5. Calculate conduction through each surface and add infiltration loads. For cooling season analysis, add solar factors to windows and internal gains from people or equipment as needed.
6. Compare the results to HVAC capacities, then apply safety factors aligned with Manual S or local standards.

Following this sequence ensures that your load model is transparent and defendable. Each input has a direct physical meaning, making it easy to explain to stakeholders.

Reference Performance Data

Representative Insulation Performance

Assembly	Code-Compliant R-Value (IECC Zone 4)	Advanced Retrofit R-Value	Effective U-Value (Btu/hr·ft²·°F)
2×6 Wood Stud Wall	R-20	R-30	0.033 to 0.050
Unvented Attic	R-38	R-60	0.017 to 0.026
Slab on Grade Edge	R-10	R-15 plus thermal break	0.066 to 0.1
Low-E Double Pane Window	U-0.32	U-0.26 with warm edge spacer	0.26 to 0.32

This table illustrates how modest upgrades can reduce conductive loads by 20 to 30 percent. For instance, boosting a wall from R-20 to R-30 reduces the U-value from roughly 0.05 to 0.033, cutting envelope losses during cold snaps. Such data helps owners visualize why a premium insulation package pays for itself through smaller mechanical systems and lower utility bills.

Climate Differentials

Climate drives the ΔT term in every calculation. The following table contrasts several U.S. cities with typical design temperatures and how that affects a 2,000 square foot home with the same envelope configuration.
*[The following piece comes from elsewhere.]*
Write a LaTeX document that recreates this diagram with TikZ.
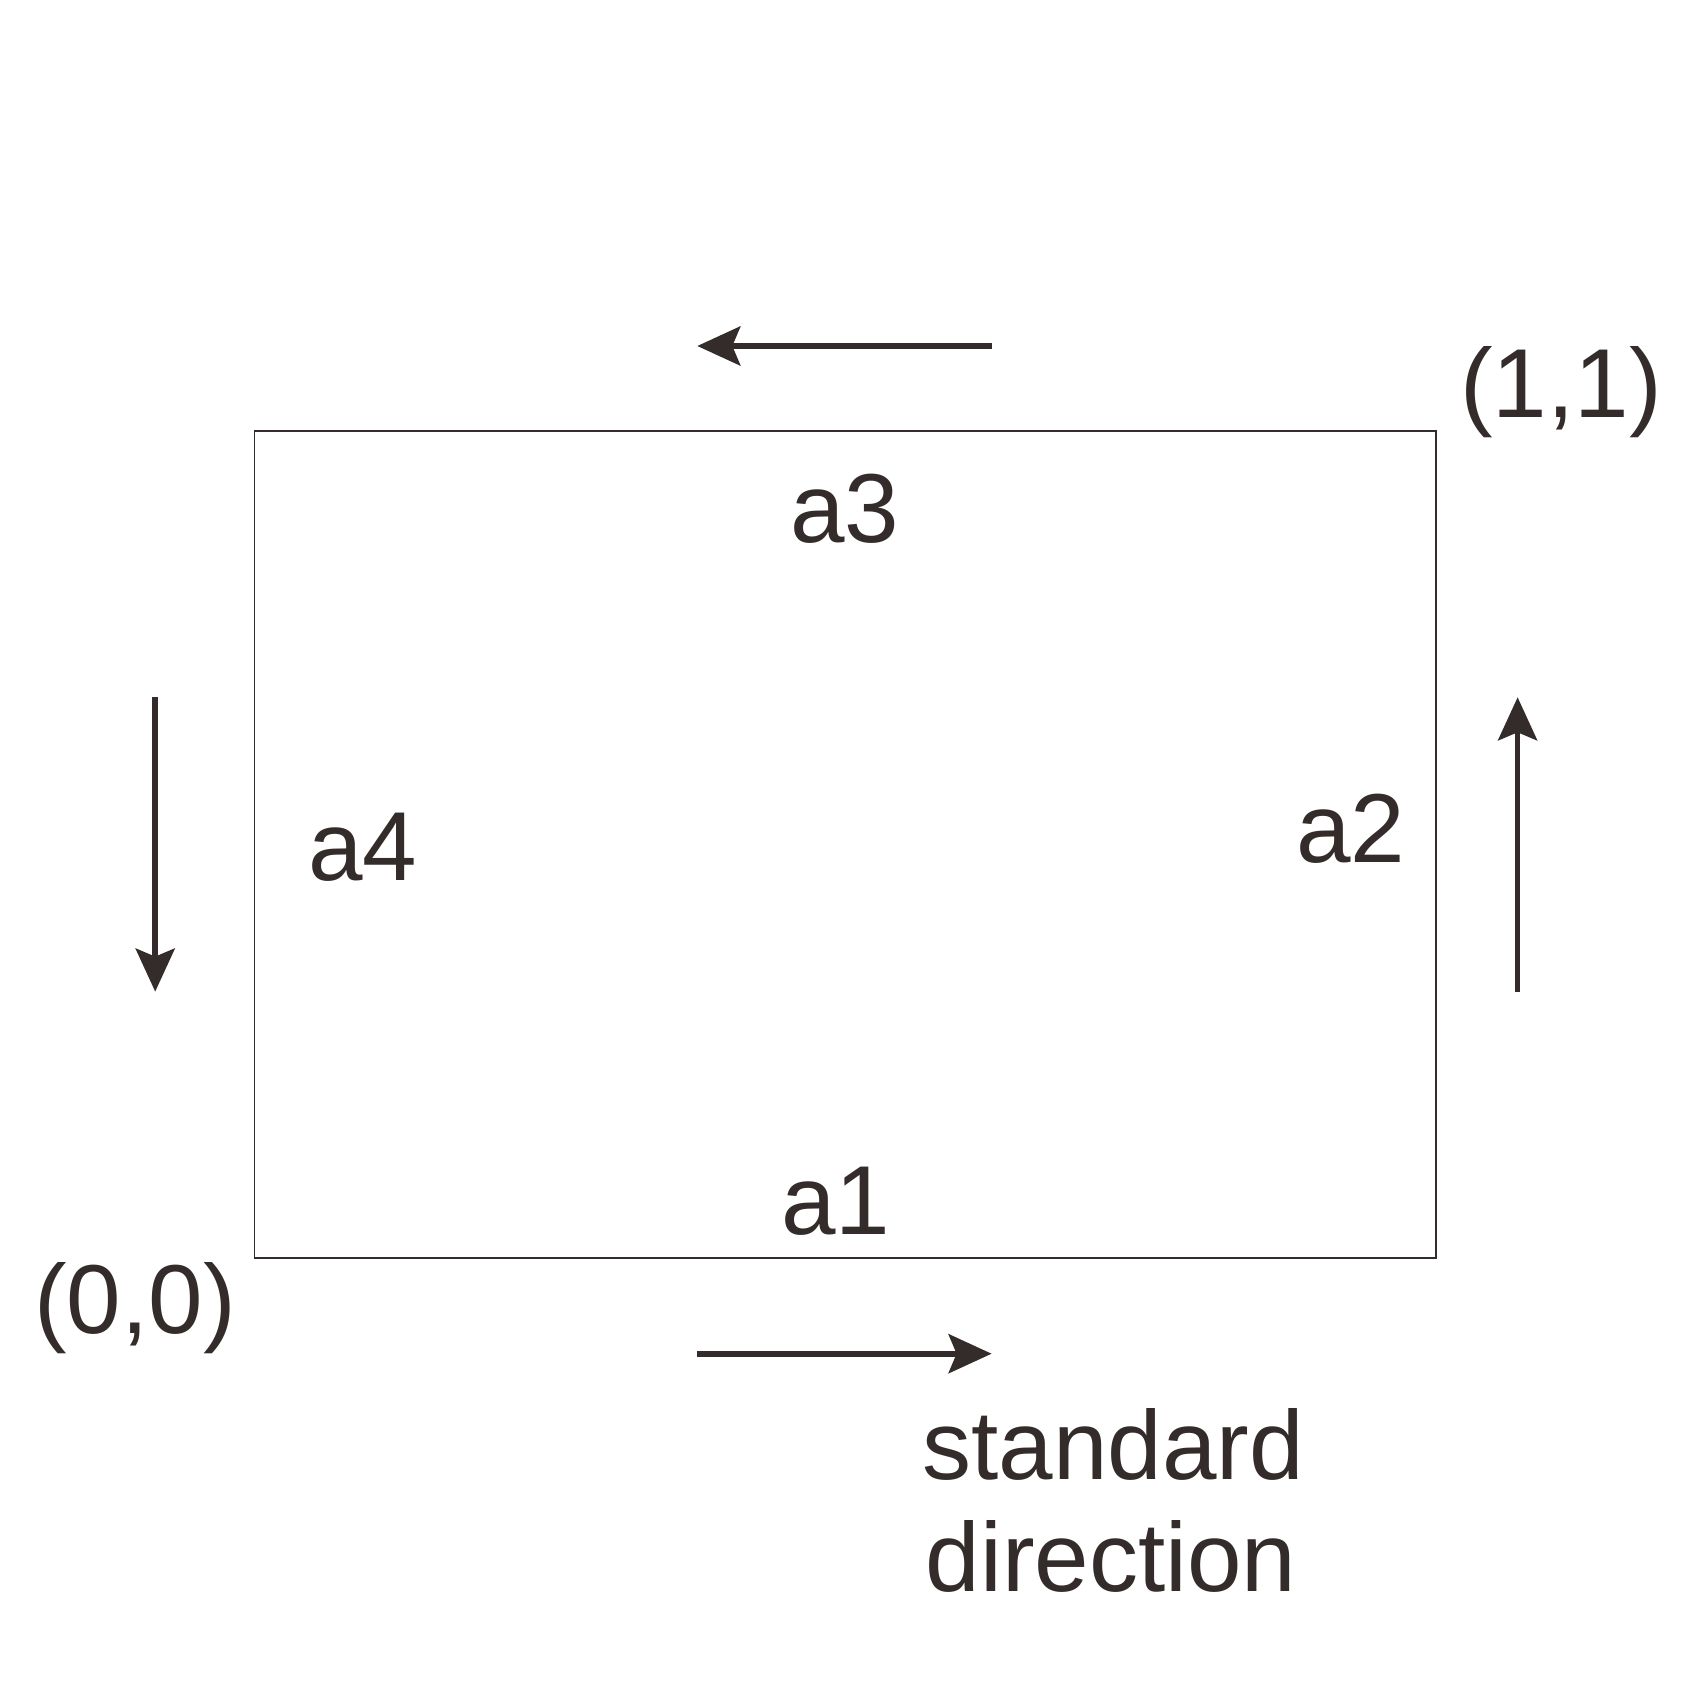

Impact of Climate on Heat Load

City	Winter Design Temp (°F)	Summer Design Temp (°F)	Estimated Peak Heat Loss (kBtu/hr)	Estimated Peak Heat Gain (kBtu/hr)
Minneapolis	-11	89	58	36
Denver	1	93	44	38
Atlanta	23	95	32	46
Phoenix	36	107	21	58

Notice how the cooling load in Phoenix surpasses the heating load despite weaker ΔT on the cold side. Solar gains and a 107 °F outdoor design temperature dominate the equation, requiring attention to shading, thermal mass, and mechanical cooling strategies.

Advanced Considerations for Professionals

Moisture and Latent Loads

While the calculator focuses on sensible heat, latent loads are crucial. Humid regions require 30 to 40 percent additional capacity for dehumidification. Ventilation strategies that rely on energy recovery ventilators reclaim a portion of this latent energy, reducing compressor runtime. According to nrel.gov research, balanced systems can cut total HVAC energy consumption by up to 29 percent in mixed-humid climates.

Thermal Bridging and Continuous Insulation

Thermal bridging happens when structural members bypass insulation. Steel studs have a thermal conductivity approximately 400 times higher than mineral wool, so walls with steel framing need continuous exterior insulation to meet code. Thermal modeling using two-dimensional heat flow software can refine the effective U-value used in your calculations. For quick field assessments, you can apply correction factors: wood framed walls may lose 10 percent of their nominal R-value, while steel can degrade it by 50 percent.

Dynamic Load Profiles

Peak loads do not always align with average utility demand. Solar gains lag by several hours due to thermal mass, which means a heavy masonry building may have a lower peak but higher overnight losses. Engineers sometimes use hourly simulation engines to capture these dynamics, yet early-stage decisions still rely on steady-state calculations. Our calculator acts as a first-pass filter, highlighting which component deserves more precise modeling.

Best Practices for Reducing Heat Gain and Loss

• Seal hidden air paths such as rim joists, attic hatches, and duct penetrations before adding insulation. Air sealing prevents convective loops that degrade R-values.
• Select windows with a balance between U-value and SHGC based on climate zone. Northern regions often want higher SHGC to harvest winter sun, while southern climates prefer low SHGC glazing with spectrally selective coatings.
• Use radiant barriers or cool roof membranes in high-solar markets to reflect infrared energy before it enters the building cavity.
• Commission mechanical ventilation systems to match design ACH values, ensuring that infiltration loads align with expectations and that indoor air quality meets standards from agencies such as the EPA.
• Monitor energy usage post-occupancy to verify performance. Smart thermostats and submetered circuits allow data-driven adjustments that keep loads under control.

Leveraging the Calculator Results

After running multiple scenarios, document your assumptions and compare totals with actual equipment capacities. If the total sensible load is 45 kBtu/hr and your HVAC system is rated for 60 kBtu/hr, you have redundancy for latent loads and unforeseen infiltration. Conversely, if the calculated load exceeds equipment capacity, you may need envelope upgrades or staged mechanical systems. Iterate with different R-values, window types, and ACH levels to show clients how each upgrade reduces total load. Visualizing the distribution of heat flows empowers decision makers to focus budget on weak components, whether it’s a leaky roof deck or outdated glazing.

Conclusion

Heat gain and loss calculations combine physics, measurement, and climate data into actionable insights. By breaking down the components, you demystify complex HVAC sizing decisions. This guide equips professionals and advanced homeowners to scrutinize every assumption, ensuring buildings stay comfortable and efficient across seasons. Keep refining inputs with on-site data, adopt continuous commissioning practices, and reference trusted sources for climate files and material properties. Armed with transparent calculations, you can defend your design choices, reduce risk, and deliver better building performance.